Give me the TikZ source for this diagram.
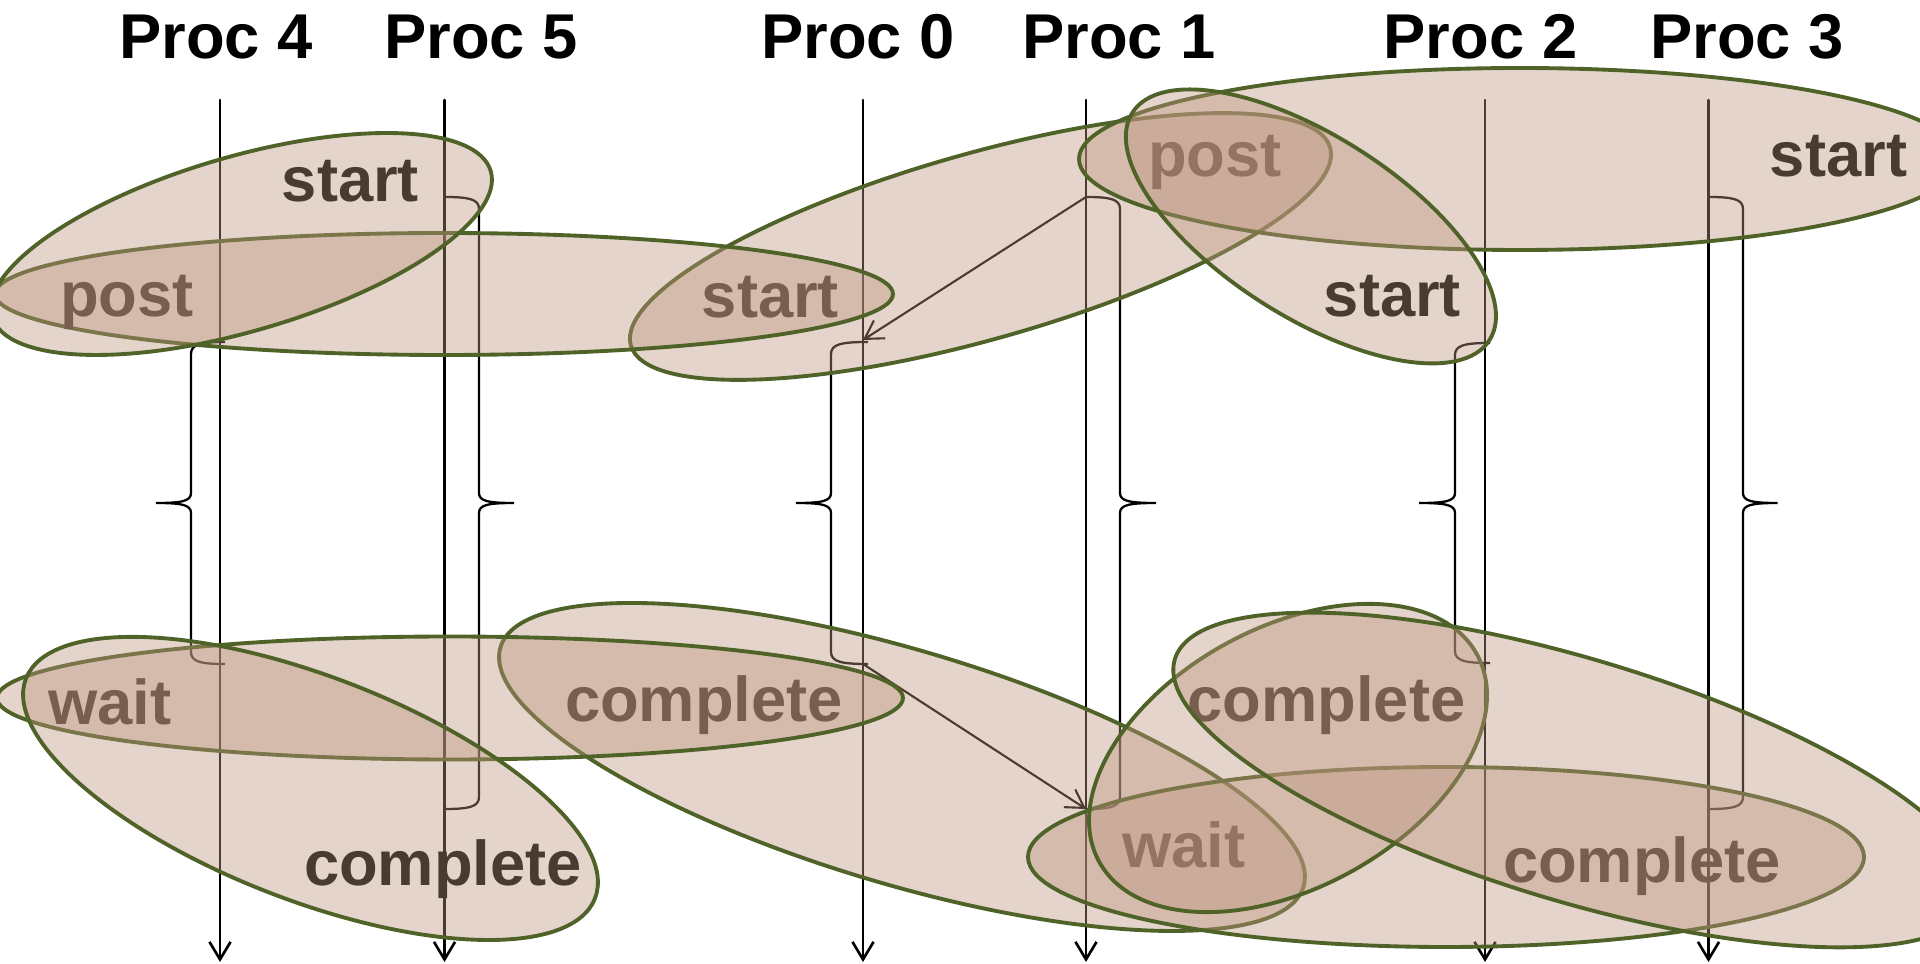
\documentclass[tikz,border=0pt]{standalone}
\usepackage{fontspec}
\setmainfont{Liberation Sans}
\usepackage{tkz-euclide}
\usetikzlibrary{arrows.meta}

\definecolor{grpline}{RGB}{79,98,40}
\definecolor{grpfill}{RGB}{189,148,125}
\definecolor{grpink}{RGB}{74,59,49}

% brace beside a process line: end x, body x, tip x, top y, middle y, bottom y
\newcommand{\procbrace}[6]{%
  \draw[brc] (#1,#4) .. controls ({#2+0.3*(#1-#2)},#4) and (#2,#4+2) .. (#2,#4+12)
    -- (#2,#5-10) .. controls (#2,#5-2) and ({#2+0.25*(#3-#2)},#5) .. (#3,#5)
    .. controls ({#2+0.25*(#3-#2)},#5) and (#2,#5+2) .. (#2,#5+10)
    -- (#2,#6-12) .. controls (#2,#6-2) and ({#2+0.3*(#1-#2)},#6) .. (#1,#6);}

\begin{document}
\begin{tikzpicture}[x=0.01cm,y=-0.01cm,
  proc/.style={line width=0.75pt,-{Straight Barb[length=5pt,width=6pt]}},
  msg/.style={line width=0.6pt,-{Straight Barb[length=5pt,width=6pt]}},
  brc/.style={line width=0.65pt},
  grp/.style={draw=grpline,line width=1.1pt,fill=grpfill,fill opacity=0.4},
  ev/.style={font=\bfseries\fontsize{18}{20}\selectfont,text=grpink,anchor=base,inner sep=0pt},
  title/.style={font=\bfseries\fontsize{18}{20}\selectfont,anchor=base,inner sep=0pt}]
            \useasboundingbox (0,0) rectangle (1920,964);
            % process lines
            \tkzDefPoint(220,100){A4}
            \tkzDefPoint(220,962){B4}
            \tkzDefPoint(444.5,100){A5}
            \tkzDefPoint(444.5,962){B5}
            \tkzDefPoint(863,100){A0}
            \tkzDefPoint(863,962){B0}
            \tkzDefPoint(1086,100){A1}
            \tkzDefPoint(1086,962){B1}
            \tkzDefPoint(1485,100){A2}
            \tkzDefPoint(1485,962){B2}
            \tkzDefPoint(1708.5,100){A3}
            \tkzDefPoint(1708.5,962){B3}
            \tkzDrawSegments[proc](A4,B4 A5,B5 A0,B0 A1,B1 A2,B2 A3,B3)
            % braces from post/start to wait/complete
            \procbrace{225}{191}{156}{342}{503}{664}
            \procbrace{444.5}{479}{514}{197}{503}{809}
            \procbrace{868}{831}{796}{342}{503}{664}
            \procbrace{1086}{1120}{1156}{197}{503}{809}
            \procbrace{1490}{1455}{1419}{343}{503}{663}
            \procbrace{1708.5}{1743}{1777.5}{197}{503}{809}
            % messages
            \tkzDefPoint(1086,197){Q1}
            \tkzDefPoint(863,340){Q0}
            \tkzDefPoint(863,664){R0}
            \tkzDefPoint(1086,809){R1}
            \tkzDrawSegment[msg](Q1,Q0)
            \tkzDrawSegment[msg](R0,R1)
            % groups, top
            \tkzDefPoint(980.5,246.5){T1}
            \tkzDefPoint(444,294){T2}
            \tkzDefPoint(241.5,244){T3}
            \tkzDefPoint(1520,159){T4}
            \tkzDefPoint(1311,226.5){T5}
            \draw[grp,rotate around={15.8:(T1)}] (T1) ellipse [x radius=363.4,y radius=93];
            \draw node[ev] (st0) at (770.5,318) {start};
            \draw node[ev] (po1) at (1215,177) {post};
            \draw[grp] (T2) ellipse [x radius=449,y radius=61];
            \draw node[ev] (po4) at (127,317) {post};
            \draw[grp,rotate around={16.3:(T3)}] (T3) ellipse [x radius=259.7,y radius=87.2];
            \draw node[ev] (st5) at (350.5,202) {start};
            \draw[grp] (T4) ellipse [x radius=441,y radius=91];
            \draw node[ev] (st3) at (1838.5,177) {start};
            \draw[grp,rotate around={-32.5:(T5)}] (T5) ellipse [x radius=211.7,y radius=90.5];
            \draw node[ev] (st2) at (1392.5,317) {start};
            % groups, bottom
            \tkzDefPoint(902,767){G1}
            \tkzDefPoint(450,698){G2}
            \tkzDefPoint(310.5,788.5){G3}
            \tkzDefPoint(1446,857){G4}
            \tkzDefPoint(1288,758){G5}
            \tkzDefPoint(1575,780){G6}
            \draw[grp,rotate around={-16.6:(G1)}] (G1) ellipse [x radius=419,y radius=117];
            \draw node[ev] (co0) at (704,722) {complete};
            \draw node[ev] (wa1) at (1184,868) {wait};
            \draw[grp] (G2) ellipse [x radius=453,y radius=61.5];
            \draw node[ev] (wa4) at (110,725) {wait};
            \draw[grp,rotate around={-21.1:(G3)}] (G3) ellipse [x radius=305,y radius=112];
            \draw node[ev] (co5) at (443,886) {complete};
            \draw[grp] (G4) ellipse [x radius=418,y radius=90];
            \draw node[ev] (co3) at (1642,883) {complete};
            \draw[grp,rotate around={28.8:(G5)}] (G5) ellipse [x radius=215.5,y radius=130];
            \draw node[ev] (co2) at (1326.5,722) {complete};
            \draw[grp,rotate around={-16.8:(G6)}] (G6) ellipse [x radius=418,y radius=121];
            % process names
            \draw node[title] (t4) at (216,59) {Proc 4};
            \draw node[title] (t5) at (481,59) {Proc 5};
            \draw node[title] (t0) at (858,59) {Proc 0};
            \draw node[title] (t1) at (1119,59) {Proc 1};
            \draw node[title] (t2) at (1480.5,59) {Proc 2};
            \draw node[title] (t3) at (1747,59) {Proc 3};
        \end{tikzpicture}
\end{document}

====

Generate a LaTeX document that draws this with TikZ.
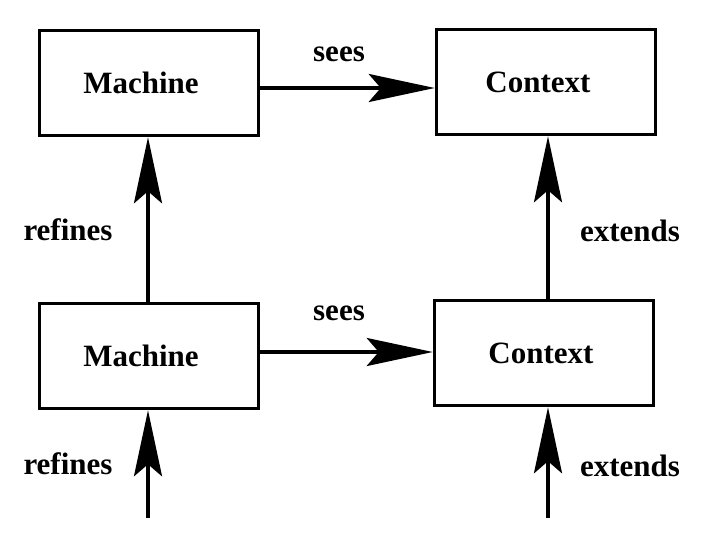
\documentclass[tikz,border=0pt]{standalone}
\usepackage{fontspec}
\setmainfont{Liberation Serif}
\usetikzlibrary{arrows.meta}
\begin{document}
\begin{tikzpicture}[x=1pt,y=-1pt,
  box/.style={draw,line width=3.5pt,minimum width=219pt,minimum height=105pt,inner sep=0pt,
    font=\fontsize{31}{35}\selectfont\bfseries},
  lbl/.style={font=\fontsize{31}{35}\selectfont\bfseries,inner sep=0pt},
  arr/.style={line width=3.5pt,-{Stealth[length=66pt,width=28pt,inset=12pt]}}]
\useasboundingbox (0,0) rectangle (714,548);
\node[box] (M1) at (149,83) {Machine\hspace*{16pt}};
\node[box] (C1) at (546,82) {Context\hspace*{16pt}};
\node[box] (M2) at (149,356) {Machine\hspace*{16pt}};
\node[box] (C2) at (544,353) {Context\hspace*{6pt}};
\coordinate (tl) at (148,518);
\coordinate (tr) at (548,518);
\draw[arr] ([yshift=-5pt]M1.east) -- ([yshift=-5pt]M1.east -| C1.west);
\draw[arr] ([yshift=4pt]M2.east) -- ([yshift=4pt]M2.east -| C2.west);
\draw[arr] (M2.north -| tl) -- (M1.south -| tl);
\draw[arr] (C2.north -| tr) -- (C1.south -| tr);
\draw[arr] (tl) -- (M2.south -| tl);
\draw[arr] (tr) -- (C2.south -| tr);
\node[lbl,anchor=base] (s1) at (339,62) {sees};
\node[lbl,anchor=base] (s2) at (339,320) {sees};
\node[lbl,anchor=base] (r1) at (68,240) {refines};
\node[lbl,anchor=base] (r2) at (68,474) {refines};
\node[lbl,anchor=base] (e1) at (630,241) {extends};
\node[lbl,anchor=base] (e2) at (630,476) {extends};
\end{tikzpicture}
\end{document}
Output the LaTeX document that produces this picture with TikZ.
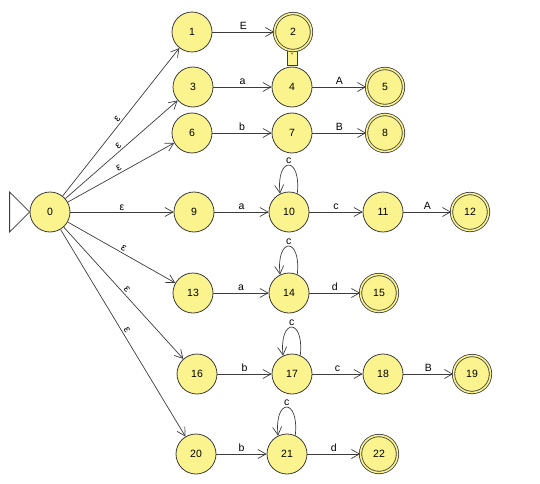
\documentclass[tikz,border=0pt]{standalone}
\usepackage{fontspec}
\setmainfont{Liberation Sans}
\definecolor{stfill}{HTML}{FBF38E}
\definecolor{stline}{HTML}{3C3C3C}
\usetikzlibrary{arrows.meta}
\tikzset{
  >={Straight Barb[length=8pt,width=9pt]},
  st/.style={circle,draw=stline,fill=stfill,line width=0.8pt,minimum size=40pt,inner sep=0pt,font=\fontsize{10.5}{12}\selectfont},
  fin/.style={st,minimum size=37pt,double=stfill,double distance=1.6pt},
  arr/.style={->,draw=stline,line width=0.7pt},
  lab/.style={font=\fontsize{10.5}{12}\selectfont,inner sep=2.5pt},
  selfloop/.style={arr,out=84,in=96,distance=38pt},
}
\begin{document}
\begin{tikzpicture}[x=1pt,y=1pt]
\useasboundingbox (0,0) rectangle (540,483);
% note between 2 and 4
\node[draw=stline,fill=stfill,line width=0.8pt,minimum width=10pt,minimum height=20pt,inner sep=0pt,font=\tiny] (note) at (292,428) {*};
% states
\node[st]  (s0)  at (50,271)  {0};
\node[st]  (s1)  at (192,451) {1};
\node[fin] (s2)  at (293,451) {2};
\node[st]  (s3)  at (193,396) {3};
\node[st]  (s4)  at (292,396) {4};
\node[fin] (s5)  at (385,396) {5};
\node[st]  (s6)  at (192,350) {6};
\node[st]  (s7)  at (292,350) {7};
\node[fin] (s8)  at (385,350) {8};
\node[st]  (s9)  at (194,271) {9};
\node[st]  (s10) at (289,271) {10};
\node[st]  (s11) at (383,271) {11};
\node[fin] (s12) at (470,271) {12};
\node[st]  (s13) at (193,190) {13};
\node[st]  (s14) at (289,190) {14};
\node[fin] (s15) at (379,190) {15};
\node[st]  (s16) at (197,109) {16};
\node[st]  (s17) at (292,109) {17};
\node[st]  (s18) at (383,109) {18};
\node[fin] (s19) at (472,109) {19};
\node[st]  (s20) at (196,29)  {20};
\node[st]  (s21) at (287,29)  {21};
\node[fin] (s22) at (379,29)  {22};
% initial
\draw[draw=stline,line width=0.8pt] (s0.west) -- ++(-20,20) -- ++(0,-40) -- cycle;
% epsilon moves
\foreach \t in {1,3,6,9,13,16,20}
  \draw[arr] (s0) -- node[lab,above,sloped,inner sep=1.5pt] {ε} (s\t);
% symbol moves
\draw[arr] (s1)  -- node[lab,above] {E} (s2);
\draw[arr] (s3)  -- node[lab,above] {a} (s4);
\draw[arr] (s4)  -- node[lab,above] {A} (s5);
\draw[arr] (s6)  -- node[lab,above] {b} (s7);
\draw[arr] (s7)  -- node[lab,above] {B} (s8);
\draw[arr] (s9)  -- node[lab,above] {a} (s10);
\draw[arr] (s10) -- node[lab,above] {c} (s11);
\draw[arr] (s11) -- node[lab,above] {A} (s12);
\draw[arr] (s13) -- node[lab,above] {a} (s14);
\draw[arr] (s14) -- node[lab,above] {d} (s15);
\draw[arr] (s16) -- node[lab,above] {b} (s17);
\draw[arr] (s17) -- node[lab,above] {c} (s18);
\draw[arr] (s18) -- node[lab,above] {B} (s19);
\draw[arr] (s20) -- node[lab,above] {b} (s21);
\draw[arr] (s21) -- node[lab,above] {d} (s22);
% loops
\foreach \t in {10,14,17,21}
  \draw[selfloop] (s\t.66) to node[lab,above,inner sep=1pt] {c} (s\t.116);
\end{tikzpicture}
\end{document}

====

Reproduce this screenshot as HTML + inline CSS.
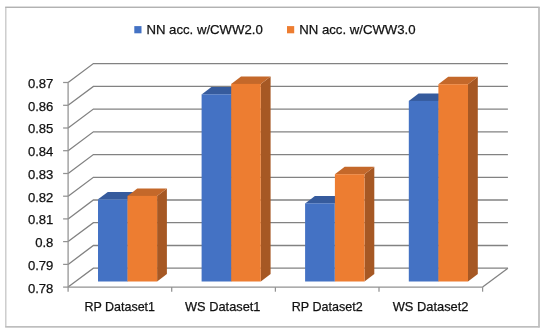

====

**BRIEF:** Reproduce exactly the lines above starting at the line containing "Give me the TikZ source for this diagram." and ending at the line containing "-- (#2,#6-12) .. controls", including both, but not the pictures.

**SOLVED EXERCISE:**
Give me the TikZ source for this diagram.
\documentclass[tikz,border=0pt]{standalone}
\usepackage{fontspec}
\setmainfont{Liberation Sans}
\usepackage{tkz-euclide}
\usetikzlibrary{arrows.meta}

\definecolor{grpline}{RGB}{79,98,40}
\definecolor{grpfill}{RGB}{189,148,125}
\definecolor{grpink}{RGB}{74,59,49}

% brace beside a process line: end x, body x, tip x, top y, middle y, bottom y
\newcommand{\procbrace}[6]{%
  \draw[brc] (#1,#4) .. controls ({#2+0.3*(#1-#2)},#4) and (#2,#4+2) .. (#2,#4+12)
    -- (#2,#5-10) .. controls (#2,#5-2) and ({#2+0.25*(#3-#2)},#5) .. (#3,#5)
    .. controls ({#2+0.25*(#3-#2)},#5) and (#2,#5+2) .. (#2,#5+10)
    -- (#2,#6-12) .. controls (#2,#6-2) and ({#2+0.3*(#1-#2)},#6) .. (#1,#6);}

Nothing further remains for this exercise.